Requirements for setup include:

  • Government-issued identification and existing account records
  • Completion of legal structure and administrative forms
  • Designation of primary and contingent beneficiaries
  • Acknowledgment of responsibility for all investment decisions

Fee payment structures range from three hundred to eight hundred dollars annually. Most custodians require the applicant to acknowledge that the firm provides no financial advice. Once the paperwork is verified, the custodian opens the account and prepares to receive the starting capital.

The Procedure for Funding and Initiating Investments

Once the account is established, funds move from an existing retirement account via a direct transfer between trustees or a rollover. If a distribution is paid directly to the account holder, the funds must generally be redeposited into the new account within sixty days to avoid being taxed. Using a direct trustee-to-trustee transfer is a common way to move funds without triggering these tax concerns.6Internal Revenue Service. IRS Rollovers of Retirement Plan and IRA Distributions

After the liquidity is available, the account holder submits a Direction of Investment form to the custodian to authorize a specific purchase. This document serves as the formal instruction to release funds for the acquisition of the chosen asset. The form details the asset price, the seller’s information, and the exact quantity of the investment to be acquired.

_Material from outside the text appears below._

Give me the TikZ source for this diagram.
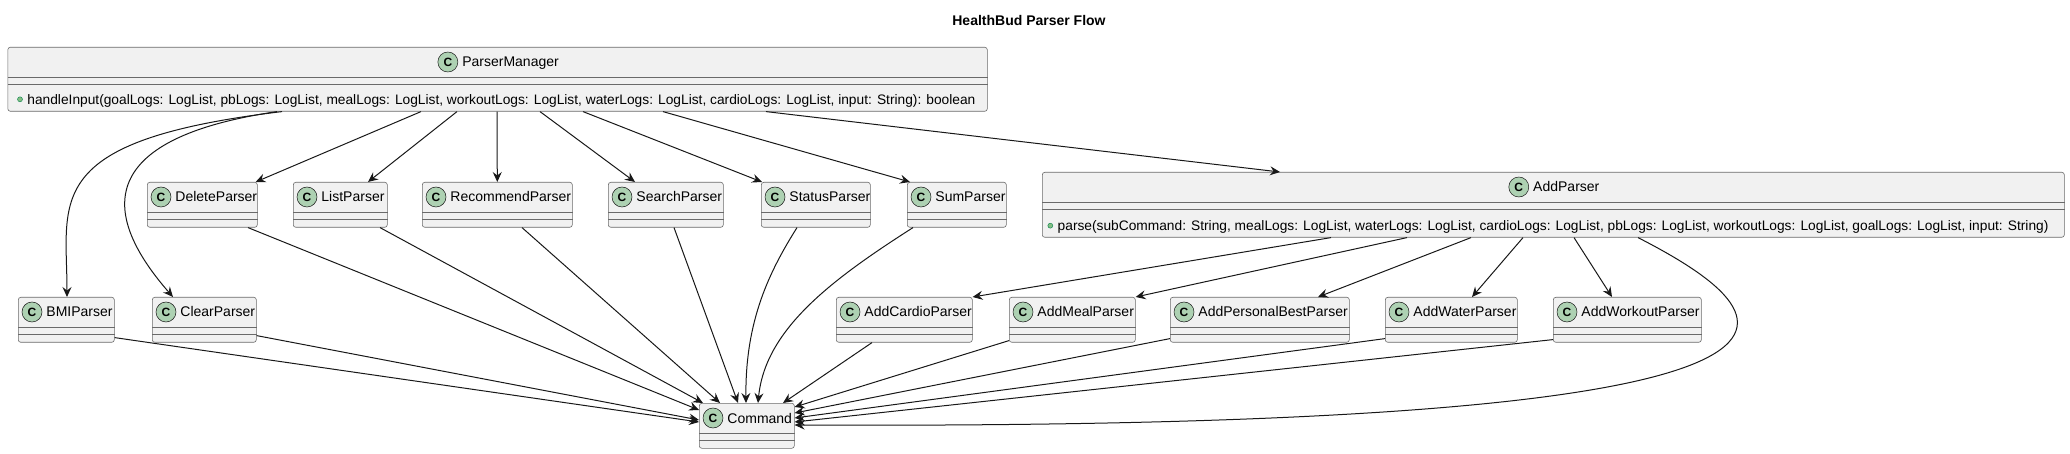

The custodian then executes a wire transfer or issues a check directly from the retirement account to the third-party seller. To avoid personal ownership issues and follow standard industry practice, the asset is typically titled in a way that reflects it is owned by the retirement account. Final confirmation involves the custodian receiving and filing the title documents to ensure the asset is properly held within the retirement structure.